If a contracting officer denies an incentive payment request, the contractor’s recourse falls under the Contract Disputes Act. For claims of $100,000 or less, a contractor can request a decision and the contracting officer must respond within 60 days. For claims over $100,000, the contracting officer has 60 days to either issue a decision or notify the contractor of the timeline for one. If the contracting officer fails to act within a reasonable time, that silence is treated as a denial and the contractor can proceed to appeal.13Office of the Law Revision Counsel. 41 USC 7103 – Decision by Contracting Officer
A contractor who receives an unfavorable final decision has two options. The first is filing an appeal with the Armed Services Board of Contract Appeals (ASBCA) within 90 days of receiving the decision. The ASBCA serves as a neutral forum for post-award contract disputes with the DoD and also offers alternative dispute resolution before or after a formal appeal is filed. The second option is filing suit in the U.S. Court of Federal Claims within 12 months of the decision. These are separate paths, and choosing one generally forecloses the other.

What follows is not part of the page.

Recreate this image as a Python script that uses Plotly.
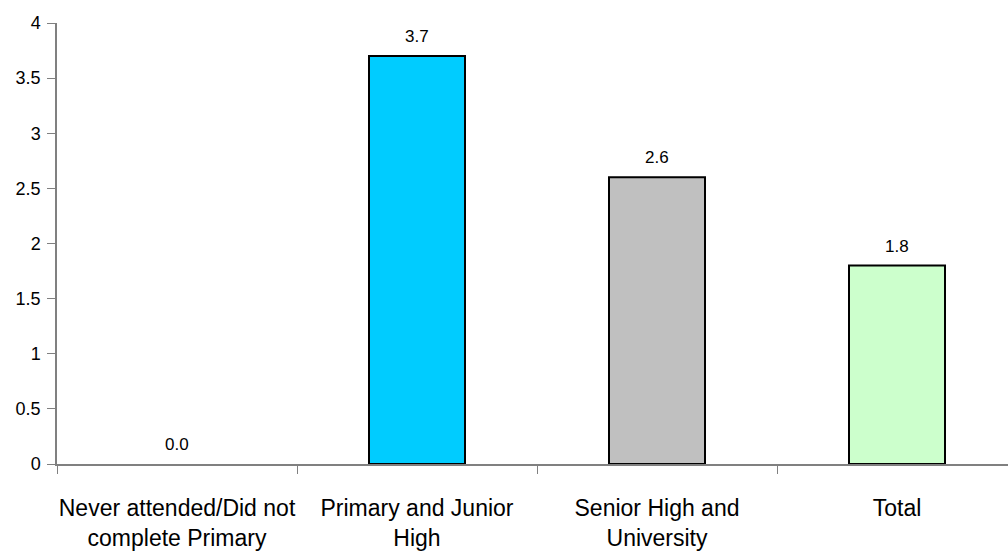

Misrepresenting eligibility status to win defense subcontracts or claim incentive payments carries serious risk. The False Claims Act imposes civil penalties per false claim, plus treble damages on the amount the government lost because of the fraud.14Office of the Law Revision Counsel. 31 USC 3729 – False Claims The statutory base penalties are adjusted annually for inflation, so the per-violation amounts increase over time. Beyond monetary penalties, a contractor found to have submitted false certifications about domestic sourcing, small business status, or subcontractor eligibility can face suspension or debarment from all future government contracting. For companies whose revenue depends on defense work, debarment is often a more devastating consequence than any fine.